Stage 4: Over-frazzled

  • Elevated state: Headache, rising. Fullstop.
  • Elevated state: The children are engaged in some kind of turf warfare involving their bedrooms, some soft toys, and an eclectic set of Lego, combining many sets received by both over time.
  • Elevated state: At work people are knocking at the door asking for revisions to projects that I thought were finished long ago. The number of fires I am able to put out is now being surpassed by the overall number of fires.
  • Elevated state: I start stupid disagreements over stuff that matters not in the slightest, like whether there are dishes in the sink. “Why are there always dishes in the sink?” “There aren’t – you’re exaggerating.” These stupid disagreements spawn more stupid disagreements.
  • Critical state: I knock a milk bottle down the stairs and it smashes all over the stairs and concrete. Neko runs out to see what the kerfuffle is and he runs through the glass; he’s unharmed, but I’m annoyed at him anyway, and for this he is (rightly) aggrieved.
  • Critical state: The cat, restless and carefree, has given up stalking the chickens because they are too big, but caught a sparrow, dragged it inside half alive, and is periodically letting it go and then recatching it inside. There are feathers everywhere, and Vic, unflappable about most things, is, well, flappable. The chickens are restless; their coop has turned into a swamp with all the rain, and they now look like bedraggled rats with the occasional feather.

Stage 5: FRAZZLEVILLE

  • Critical state: The paint damage from the bathroom leak is pretty minor in comparison to the condensation damage on ALL OF THE WOODEN WINDOWS in the house, even though we’re studious with this little window vacuum cleaner for removing all the water, when it appears. A guy comes to talk about fixing the house with a comprehensive ventilation system, which sounds great, but he keeps using the words “just” and “only” to describe the large sums of money required to make such a thing a reality.
  • Critical state: The cat has accidentally left some poo in the middle of the hallway; the dog is eyeing it up.
  • Critical state: In the early morning, every family member is listening to a different audiobook or podcast or song at the same time, in the same space. Above the cacophony of voices, Neko is asking for more food even though he’s already eaten three breakfasts, Ida is refusing to eat, and Vic is asking whether the hair on her broken hand is now growing differently to the hair on her not broken hand.
  • Critical state: The siblings are openly at war, and trying to sneak in minor blows and claim innocence with excuses like: “What? I was just walking past and I brushed him with my foot.” Or: “We were just playing! And I… tapped her on the face.”
  • Critical state: Work is on fire and there is widespread looting.
  • Critical state: There are rainbow lights in front of my eyes, which usually signals an incoming megaheadache. My muscles are so tight they constrict the nerves to my face, which goes numb.
  • EVERYTHING IS IN ALL CAPS NOW, LIKE THOSE TEXT MESSAGES FROM YOUR MUM WHEN SHE HAD AN OLD PHONE. THIS IS FRAZZLEVILLE.
  • AKA: Stress nexus, breakdown station, anxiety central, FRAZZLEGEDDON, FRAZZLE ROCK.

You have no power over me

I know that there need not be so much frazzle because this was not always the case. There used to be far less crackling of energy.
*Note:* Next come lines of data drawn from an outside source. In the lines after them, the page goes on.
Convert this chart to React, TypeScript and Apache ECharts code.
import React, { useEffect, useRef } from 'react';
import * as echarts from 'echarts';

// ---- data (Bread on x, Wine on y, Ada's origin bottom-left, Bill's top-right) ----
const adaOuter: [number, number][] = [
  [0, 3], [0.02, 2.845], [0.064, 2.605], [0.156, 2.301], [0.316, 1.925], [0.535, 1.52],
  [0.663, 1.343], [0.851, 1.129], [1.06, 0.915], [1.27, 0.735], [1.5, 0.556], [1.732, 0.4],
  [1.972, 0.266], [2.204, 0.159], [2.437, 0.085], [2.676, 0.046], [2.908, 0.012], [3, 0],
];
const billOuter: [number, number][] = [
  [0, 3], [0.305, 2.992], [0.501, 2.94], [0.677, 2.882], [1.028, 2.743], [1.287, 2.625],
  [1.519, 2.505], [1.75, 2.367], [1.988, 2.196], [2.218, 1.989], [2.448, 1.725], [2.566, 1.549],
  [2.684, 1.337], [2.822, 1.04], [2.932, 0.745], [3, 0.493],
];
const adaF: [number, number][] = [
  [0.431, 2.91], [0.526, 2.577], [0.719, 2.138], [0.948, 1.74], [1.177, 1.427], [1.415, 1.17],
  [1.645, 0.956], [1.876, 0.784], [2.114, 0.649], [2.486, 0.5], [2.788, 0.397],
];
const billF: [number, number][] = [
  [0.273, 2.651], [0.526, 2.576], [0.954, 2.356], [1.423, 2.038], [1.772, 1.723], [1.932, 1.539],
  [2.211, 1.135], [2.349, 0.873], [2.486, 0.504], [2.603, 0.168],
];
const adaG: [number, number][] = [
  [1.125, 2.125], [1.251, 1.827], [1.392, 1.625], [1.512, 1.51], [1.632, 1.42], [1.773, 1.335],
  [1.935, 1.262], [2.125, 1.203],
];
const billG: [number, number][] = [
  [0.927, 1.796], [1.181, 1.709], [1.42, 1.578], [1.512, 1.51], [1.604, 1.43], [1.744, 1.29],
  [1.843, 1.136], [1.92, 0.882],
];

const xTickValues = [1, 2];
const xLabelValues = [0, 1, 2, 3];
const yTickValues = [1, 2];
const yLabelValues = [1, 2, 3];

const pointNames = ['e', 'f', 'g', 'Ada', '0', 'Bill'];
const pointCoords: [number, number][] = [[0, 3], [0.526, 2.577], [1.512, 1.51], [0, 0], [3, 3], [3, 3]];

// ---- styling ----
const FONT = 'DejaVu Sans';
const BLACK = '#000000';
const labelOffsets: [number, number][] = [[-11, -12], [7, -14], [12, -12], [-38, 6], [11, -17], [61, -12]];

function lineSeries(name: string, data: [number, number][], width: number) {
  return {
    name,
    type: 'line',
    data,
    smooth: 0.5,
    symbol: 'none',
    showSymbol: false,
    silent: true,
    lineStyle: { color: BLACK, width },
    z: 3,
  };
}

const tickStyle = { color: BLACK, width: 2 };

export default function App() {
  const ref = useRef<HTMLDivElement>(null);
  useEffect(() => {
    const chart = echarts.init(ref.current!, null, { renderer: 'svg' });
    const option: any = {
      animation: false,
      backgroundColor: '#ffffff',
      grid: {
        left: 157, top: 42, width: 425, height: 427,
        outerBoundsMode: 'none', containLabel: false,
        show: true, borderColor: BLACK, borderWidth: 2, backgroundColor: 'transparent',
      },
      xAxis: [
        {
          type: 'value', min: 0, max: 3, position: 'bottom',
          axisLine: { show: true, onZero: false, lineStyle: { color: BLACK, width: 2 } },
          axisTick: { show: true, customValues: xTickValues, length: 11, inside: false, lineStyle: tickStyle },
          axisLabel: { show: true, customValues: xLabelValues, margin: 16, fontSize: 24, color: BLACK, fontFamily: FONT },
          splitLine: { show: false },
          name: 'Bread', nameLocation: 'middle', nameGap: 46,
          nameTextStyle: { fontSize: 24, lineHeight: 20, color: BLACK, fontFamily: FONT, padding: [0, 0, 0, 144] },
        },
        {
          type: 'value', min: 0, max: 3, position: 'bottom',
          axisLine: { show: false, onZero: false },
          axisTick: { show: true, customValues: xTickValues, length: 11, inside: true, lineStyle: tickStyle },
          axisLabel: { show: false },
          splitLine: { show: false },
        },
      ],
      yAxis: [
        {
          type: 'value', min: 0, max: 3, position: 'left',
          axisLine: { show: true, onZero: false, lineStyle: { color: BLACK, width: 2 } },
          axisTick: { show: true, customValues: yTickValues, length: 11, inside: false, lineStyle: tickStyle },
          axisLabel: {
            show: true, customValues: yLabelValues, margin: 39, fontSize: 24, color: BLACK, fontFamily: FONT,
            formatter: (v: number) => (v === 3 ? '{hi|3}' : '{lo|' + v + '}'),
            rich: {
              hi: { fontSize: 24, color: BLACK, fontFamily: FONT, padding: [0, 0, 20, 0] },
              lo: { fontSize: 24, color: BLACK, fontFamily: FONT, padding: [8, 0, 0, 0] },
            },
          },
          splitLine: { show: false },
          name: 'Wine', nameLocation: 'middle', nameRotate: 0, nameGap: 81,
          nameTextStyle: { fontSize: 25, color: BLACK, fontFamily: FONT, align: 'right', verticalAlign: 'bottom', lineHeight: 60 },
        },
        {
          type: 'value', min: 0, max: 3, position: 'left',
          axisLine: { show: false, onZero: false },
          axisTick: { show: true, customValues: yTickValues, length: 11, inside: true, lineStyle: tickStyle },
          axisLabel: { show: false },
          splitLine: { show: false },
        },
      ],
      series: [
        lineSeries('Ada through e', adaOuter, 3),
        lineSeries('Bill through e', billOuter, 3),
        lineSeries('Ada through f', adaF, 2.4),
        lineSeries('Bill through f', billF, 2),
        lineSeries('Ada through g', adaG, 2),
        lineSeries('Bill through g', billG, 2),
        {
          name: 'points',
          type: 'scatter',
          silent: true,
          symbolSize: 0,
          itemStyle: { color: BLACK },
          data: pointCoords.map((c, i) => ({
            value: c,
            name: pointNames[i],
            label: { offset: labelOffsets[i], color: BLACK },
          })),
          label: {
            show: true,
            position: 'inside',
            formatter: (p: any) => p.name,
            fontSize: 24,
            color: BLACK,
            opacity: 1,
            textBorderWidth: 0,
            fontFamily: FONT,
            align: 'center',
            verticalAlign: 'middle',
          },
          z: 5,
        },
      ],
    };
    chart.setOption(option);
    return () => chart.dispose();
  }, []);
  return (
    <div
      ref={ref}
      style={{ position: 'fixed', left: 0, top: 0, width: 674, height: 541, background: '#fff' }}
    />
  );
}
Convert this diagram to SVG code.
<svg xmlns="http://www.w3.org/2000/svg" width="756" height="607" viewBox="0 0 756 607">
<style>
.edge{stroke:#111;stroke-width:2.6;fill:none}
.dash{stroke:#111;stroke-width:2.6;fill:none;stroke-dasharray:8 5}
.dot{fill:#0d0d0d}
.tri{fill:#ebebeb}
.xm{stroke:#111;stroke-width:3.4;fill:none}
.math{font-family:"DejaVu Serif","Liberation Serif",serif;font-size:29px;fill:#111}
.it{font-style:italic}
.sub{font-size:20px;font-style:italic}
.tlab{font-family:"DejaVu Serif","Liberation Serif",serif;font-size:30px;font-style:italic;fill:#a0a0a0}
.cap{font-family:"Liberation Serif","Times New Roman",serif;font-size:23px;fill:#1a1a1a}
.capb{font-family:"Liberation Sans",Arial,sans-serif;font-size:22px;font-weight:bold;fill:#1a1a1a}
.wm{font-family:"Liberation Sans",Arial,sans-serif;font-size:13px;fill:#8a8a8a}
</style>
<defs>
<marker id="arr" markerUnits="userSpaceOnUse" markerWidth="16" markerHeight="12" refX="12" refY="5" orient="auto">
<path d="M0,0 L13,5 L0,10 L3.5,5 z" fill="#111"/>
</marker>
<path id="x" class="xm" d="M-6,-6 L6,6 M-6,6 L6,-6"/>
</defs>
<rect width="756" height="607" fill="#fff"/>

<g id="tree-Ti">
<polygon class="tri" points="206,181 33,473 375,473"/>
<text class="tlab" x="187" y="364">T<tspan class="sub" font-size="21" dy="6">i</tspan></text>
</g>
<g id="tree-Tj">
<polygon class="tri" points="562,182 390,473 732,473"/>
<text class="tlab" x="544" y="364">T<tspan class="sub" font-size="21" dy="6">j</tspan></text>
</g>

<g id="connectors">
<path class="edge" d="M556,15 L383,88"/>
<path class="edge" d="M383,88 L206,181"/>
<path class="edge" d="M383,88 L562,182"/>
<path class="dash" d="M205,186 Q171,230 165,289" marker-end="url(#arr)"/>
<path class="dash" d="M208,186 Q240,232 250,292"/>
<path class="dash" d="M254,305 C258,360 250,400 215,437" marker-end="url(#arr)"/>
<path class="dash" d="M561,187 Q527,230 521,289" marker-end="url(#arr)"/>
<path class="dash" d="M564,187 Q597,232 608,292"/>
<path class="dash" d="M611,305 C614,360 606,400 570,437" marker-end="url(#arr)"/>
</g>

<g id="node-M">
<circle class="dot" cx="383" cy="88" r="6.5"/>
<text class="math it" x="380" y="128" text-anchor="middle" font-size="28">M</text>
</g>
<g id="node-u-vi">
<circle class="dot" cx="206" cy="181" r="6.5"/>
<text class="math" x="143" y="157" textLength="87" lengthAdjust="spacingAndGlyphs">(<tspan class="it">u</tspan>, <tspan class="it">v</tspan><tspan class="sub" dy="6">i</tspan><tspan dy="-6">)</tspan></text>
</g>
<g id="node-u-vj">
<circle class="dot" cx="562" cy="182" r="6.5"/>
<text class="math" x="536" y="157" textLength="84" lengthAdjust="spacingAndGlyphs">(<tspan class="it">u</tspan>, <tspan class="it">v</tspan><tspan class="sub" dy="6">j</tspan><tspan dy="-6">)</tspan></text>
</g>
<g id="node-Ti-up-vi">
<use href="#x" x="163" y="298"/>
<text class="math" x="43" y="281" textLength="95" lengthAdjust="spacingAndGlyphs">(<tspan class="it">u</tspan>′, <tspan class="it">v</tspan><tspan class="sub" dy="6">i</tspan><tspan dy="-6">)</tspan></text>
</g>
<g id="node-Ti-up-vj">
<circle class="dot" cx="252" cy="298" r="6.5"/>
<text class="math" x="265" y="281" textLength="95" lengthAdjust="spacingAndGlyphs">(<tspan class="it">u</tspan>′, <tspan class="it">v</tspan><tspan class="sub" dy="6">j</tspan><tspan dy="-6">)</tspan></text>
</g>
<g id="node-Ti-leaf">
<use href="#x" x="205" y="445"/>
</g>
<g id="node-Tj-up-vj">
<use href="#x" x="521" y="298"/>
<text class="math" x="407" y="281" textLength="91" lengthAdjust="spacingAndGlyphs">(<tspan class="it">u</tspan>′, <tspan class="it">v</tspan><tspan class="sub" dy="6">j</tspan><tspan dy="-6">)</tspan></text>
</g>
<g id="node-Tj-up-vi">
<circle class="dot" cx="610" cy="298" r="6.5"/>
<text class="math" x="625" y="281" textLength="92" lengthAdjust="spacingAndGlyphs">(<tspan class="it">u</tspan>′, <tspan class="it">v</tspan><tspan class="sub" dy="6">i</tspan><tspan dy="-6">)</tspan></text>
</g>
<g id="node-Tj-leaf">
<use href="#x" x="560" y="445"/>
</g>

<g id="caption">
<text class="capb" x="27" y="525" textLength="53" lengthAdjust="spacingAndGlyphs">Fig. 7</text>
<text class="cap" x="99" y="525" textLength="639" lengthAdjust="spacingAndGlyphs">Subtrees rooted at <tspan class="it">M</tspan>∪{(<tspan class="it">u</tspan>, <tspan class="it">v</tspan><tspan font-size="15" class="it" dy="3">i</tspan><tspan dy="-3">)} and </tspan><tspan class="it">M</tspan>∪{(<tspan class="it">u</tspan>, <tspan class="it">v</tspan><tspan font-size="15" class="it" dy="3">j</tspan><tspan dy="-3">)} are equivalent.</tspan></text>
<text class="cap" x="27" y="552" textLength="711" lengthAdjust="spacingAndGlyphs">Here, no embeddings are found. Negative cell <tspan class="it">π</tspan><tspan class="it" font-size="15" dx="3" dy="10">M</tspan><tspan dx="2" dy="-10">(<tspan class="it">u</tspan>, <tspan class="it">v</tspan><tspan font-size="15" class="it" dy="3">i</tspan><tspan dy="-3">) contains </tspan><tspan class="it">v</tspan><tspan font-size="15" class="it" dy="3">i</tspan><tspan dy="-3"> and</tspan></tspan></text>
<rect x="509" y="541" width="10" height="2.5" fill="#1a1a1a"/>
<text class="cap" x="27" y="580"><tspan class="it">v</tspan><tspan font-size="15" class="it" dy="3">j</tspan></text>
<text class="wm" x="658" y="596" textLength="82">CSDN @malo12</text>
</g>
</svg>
I did a meditation course where they used this analogy of clouds on a blue sky: how the sky isn’t actually the thing that changes, it’s the clouds in front of it that appear to change. You get caught up with the clouds, because that’s what you focus on.

When I can step back and think about things a little more objectively, the same is pretty much true for my brain. All of these states, they’re momentary. These concerns don’t need to collide and create a chain reaction. It’s my excessive noticing of them that builds the tension, and allows Frazzleville to manifest.

I guess I need to come at it more like Jennifer Connolly in the movie Labyrinth, who realises that the goblin king doesn’t really have a hold on her. She only thought he did.